### Dataset content

╭──

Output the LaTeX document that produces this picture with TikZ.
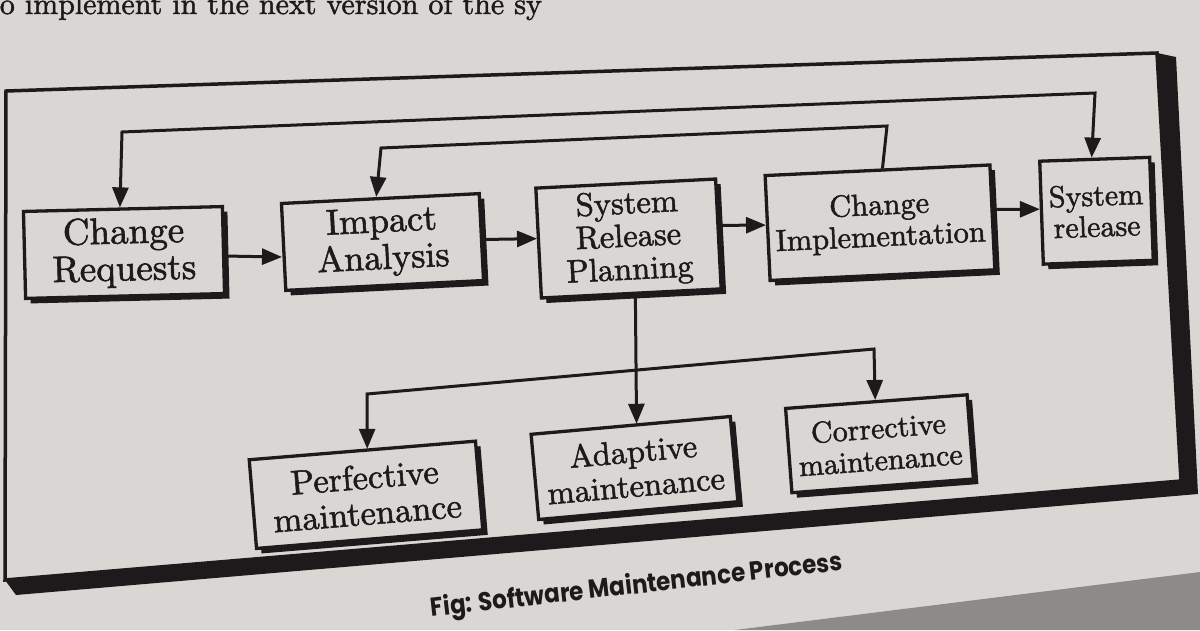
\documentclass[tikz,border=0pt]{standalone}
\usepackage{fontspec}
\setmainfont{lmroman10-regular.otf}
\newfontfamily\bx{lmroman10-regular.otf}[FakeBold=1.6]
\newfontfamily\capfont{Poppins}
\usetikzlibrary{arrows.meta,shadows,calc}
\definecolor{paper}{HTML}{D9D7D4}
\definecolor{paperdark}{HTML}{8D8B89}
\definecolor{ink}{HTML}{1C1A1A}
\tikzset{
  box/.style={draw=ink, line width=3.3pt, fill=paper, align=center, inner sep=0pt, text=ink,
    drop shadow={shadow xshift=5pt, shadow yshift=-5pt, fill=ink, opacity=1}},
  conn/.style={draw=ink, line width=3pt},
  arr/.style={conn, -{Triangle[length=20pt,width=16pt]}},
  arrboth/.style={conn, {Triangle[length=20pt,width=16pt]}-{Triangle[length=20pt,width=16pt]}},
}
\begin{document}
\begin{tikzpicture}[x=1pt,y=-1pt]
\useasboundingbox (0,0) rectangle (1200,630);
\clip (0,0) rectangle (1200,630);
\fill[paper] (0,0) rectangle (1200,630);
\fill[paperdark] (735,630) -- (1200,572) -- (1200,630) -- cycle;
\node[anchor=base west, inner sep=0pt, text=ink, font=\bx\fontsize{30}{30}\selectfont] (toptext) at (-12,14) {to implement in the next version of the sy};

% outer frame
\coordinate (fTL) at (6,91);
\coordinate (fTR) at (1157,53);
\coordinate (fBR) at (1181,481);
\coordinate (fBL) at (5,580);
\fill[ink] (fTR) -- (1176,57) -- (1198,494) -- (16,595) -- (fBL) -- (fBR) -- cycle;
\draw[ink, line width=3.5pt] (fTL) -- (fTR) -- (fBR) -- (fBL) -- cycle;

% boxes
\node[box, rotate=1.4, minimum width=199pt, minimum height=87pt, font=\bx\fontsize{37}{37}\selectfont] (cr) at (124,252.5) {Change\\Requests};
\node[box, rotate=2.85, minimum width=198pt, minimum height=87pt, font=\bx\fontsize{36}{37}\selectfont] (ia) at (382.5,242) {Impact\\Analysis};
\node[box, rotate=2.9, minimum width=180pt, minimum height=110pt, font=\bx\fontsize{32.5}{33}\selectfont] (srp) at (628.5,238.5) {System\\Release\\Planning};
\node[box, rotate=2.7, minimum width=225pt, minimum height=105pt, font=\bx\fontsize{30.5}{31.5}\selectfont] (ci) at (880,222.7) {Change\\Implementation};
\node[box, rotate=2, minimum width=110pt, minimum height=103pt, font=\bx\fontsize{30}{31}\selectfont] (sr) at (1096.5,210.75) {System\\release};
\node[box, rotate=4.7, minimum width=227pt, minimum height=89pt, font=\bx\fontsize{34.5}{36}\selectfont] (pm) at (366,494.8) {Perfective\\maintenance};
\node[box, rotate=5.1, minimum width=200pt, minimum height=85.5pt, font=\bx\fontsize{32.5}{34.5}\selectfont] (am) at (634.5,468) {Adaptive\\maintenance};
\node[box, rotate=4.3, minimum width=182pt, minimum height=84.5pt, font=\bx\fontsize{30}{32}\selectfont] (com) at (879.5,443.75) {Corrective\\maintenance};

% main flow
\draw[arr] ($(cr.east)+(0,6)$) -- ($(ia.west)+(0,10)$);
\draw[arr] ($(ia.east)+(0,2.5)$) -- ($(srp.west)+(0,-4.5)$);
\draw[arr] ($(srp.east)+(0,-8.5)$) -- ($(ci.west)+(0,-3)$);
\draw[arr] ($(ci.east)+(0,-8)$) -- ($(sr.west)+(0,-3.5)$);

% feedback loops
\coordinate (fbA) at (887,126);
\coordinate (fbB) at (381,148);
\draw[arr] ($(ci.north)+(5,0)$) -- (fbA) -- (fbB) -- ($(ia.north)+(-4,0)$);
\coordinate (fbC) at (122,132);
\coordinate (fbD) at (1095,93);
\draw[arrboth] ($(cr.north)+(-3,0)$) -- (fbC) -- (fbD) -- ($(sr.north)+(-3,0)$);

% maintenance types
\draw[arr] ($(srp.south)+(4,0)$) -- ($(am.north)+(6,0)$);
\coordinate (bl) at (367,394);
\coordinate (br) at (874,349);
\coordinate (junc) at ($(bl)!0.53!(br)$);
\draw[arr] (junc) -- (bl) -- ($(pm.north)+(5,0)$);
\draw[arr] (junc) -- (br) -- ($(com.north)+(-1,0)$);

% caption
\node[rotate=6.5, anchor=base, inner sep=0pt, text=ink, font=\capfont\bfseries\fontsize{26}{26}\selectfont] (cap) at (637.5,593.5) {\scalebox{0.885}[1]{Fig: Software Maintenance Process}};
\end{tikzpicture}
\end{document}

╰──

### Required task
Restate the data above word for word. Do not include the images.

### Final result
Output the LaTeX document that produces this picture with TikZ.
\documentclass[tikz,border=0pt]{standalone}
\usepackage{fontspec}
\setmainfont{lmroman10-regular.otf}
\newfontfamily\bx{lmroman10-regular.otf}[FakeBold=1.6]
\newfontfamily\capfont{Poppins}
\usetikzlibrary{arrows.meta,shadows,calc}
\definecolor{paper}{HTML}{D9D7D4}
\definecolor{paperdark}{HTML}{8D8B89}
\definecolor{ink}{HTML}{1C1A1A}
\tikzset{
  box/.style={draw=ink, line width=3.3pt, fill=paper, align=center, inner sep=0pt, text=ink,
    drop shadow={shadow xshift=5pt, shadow yshift=-5pt, fill=ink, opacity=1}},
  conn/.style={draw=ink, line width=3pt},
  arr/.style={conn, -{Triangle[length=20pt,width=16pt]}},
  arrboth/.style={conn, {Triangle[length=20pt,width=16pt]}-{Triangle[length=20pt,width=16pt]}},
}
\begin{document}
\begin{tikzpicture}[x=1pt,y=-1pt]
\useasboundingbox (0,0) rectangle (1200,630);
\clip (0,0) rectangle (1200,630);
\fill[paper] (0,0) rectangle (1200,630);
\fill[paperdark] (735,630) -- (1200,572) -- (1200,630) -- cycle;
\node[anchor=base west, inner sep=0pt, text=ink, font=\bx\fontsize{30}{30}\selectfont] (toptext) at (-12,14) {to implement in the next version of the sy};

% outer frame
\coordinate (fTL) at (6,91);
\coordinate (fTR) at (1157,53);
\coordinate (fBR) at (1181,481);
\coordinate (fBL) at (5,580);
\fill[ink] (fTR) -- (1176,57) -- (1198,494) -- (16,595) -- (fBL) -- (fBR) -- cycle;
\draw[ink, line width=3.5pt] (fTL) -- (fTR) -- (fBR) -- (fBL) -- cycle;

% boxes
\node[box, rotate=1.4, minimum width=199pt, minimum height=87pt, font=\bx\fontsize{37}{37}\selectfont] (cr) at (124,252.5) {Change\\Requests};
\node[box, rotate=2.85, minimum width=198pt, minimum height=87pt, font=\bx\fontsize{36}{37}\selectfont] (ia) at (382.5,242) {Impact\\Analysis};
\node[box, rotate=2.9, minimum width=180pt, minimum height=110pt, font=\bx\fontsize{32.5}{33}\selectfont] (srp) at (628.5,238.5) {System\\Release\\Planning};
\node[box, rotate=2.7, minimum width=225pt, minimum height=105pt, font=\bx\fontsize{30.5}{31.5}\selectfont] (ci) at (880,222.7) {Change\\Implementation};
\node[box, rotate=2, minimum width=110pt, minimum height=103pt, font=\bx\fontsize{30}{31}\selectfont] (sr) at (1096.5,210.75) {System\\release};
\node[box, rotate=4.7, minimum width=227pt, minimum height=89pt, font=\bx\fontsize{34.5}{36}\selectfont] (pm) at (366,494.8) {Perfective\\maintenance};
\node[box, rotate=5.1, minimum width=200pt, minimum height=85.5pt, font=\bx\fontsize{32.5}{34.5}\selectfont] (am) at (634.5,468) {Adaptive\\maintenance};
\node[box, rotate=4.3, minimum width=182pt, minimum height=84.5pt, font=\bx\fontsize{30}{32}\selectfont] (com) at (879.5,443.75) {Corrective\\maintenance};

% main flow
\draw[arr] ($(cr.east)+(0,6)$) -- ($(ia.west)+(0,10)$);
\draw[arr] ($(ia.east)+(0,2.5)$) -- ($(srp.west)+(0,-4.5)$);
\draw[arr] ($(srp.east)+(0,-8.5)$) -- ($(ci.west)+(0,-3)$);
\draw[arr] ($(ci.east)+(0,-8)$) -- ($(sr.west)+(0,-3.5)$);

% feedback loops
\coordinate (fbA) at (887,126);
\coordinate (fbB) at (381,148);
\draw[arr] ($(ci.north)+(5,0)$) -- (fbA) -- (fbB) -- ($(ia.north)+(-4,0)$);
\coordinate (fbC) at (122,132);
\coordinate (fbD) at (1095,93);
\draw[arrboth] ($(cr.north)+(-3,0)$) -- (fbC) -- (fbD) -- ($(sr.north)+(-3,0)$);

% maintenance types
\draw[arr] ($(srp.south)+(4,0)$) -- ($(am.north)+(6,0)$);
\coordinate (bl) at (367,394);
\coordinate (br) at (874,349);
\coordinate (junc) at ($(bl)!0.53!(br)$);
\draw[arr] (junc) -- (bl) -- ($(pm.north)+(5,0)$);
\draw[arr] (junc) -- (br) -- ($(com.north)+(-1,0)$);

% caption
\node[rotate=6.5, anchor=base, inner sep=0pt, text=ink, font=\capfont\bfseries\fontsize{26}{26}\selectfont] (cap) at (637.5,593.5) {\scalebox{0.885}[1]{Fig: Software Maintenance Process}};
\end{tikzpicture}
\end{document}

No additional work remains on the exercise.